Court's Reasoning on Breach of Contract
The U.S. District Court held that ARIS had a valid breach of contract claim against Washington County, allowing that claim to proceed despite the defendants’ arguments. The court acknowledged that the County unilaterally terminated the contract in January 2022 without cause, which indicated a breach. The central issue revolved around the ambiguous auto-renewal provision in the contract, which the County contended was void due to a typo that rendered it nonsensical. However, the court found that the typo could be reformed due to mutual mistake, as both parties intended for the provision to allow for automatic renewal unless otherwise agreed. The court emphasized that the parties' conduct over the years demonstrated a mutual understanding that the contract would renew annually during the tenure of the County Judge, Joseph Wood. Ultimately, the court ruled that the auto-renewal provision was valid for the duration of Wood's time in office, thereby affirming ARIS's standing to pursue the breach of contract claim. The court's decision highlighted the principles of mutual mistake and equitable reform in contract law as pivotal to resolving the case.
Summary of Legal Principles
The court's reasoning underscored important legal principles regarding standing and breach of contract claims. It clarified that plaintiffs must demonstrate a personal stake in the outcome of a case and that shareholders cannot assert claims based on injuries to their corporation unless they have suffered a direct injury. This principle was crucial in determining that the Drivers could not pursue their retaliation claims.
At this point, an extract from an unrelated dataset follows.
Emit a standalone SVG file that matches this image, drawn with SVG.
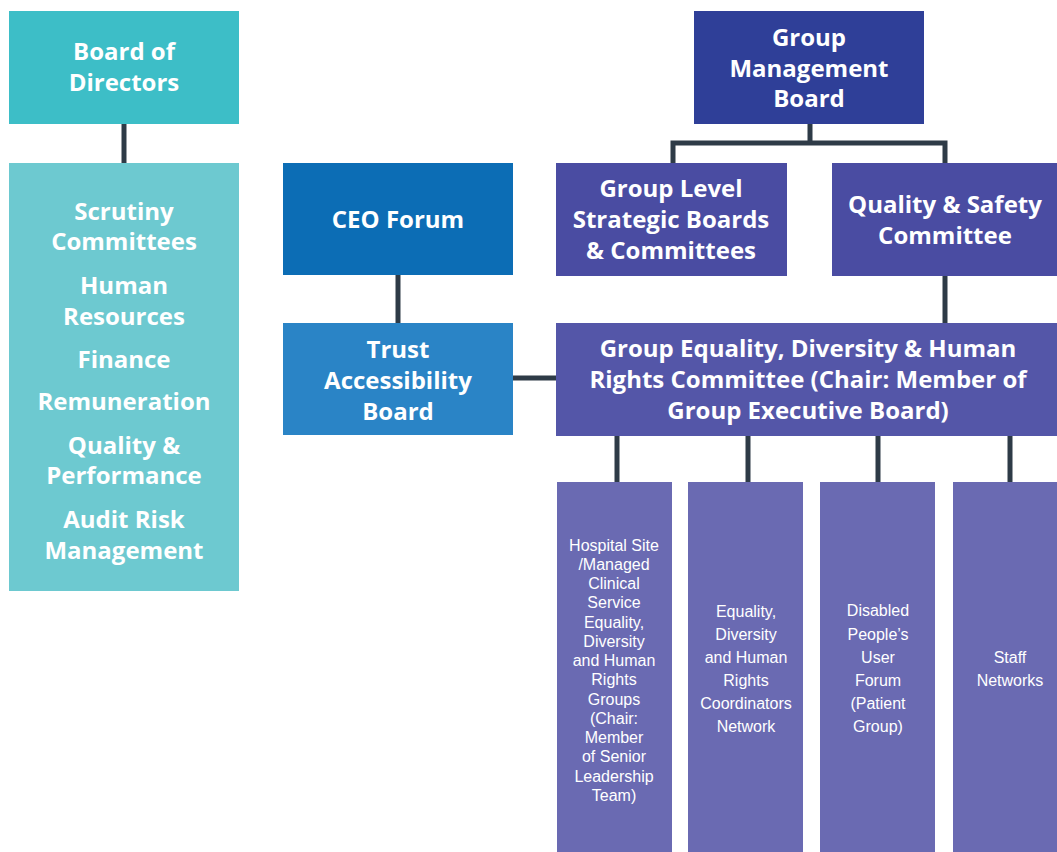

Additionally, the court illustrated how mutual mistake can be a basis for reforming a contract to reflect the true intent of the parties. The decision also reaffirmed that a contract's terms, particularly regarding duration and renewal, must be interpreted in light of the parties' conduct and mutual understanding. These legal principles contributed to the court's determination regarding the validity of the contract and the standing of the parties involved, shaping the outcome of the case.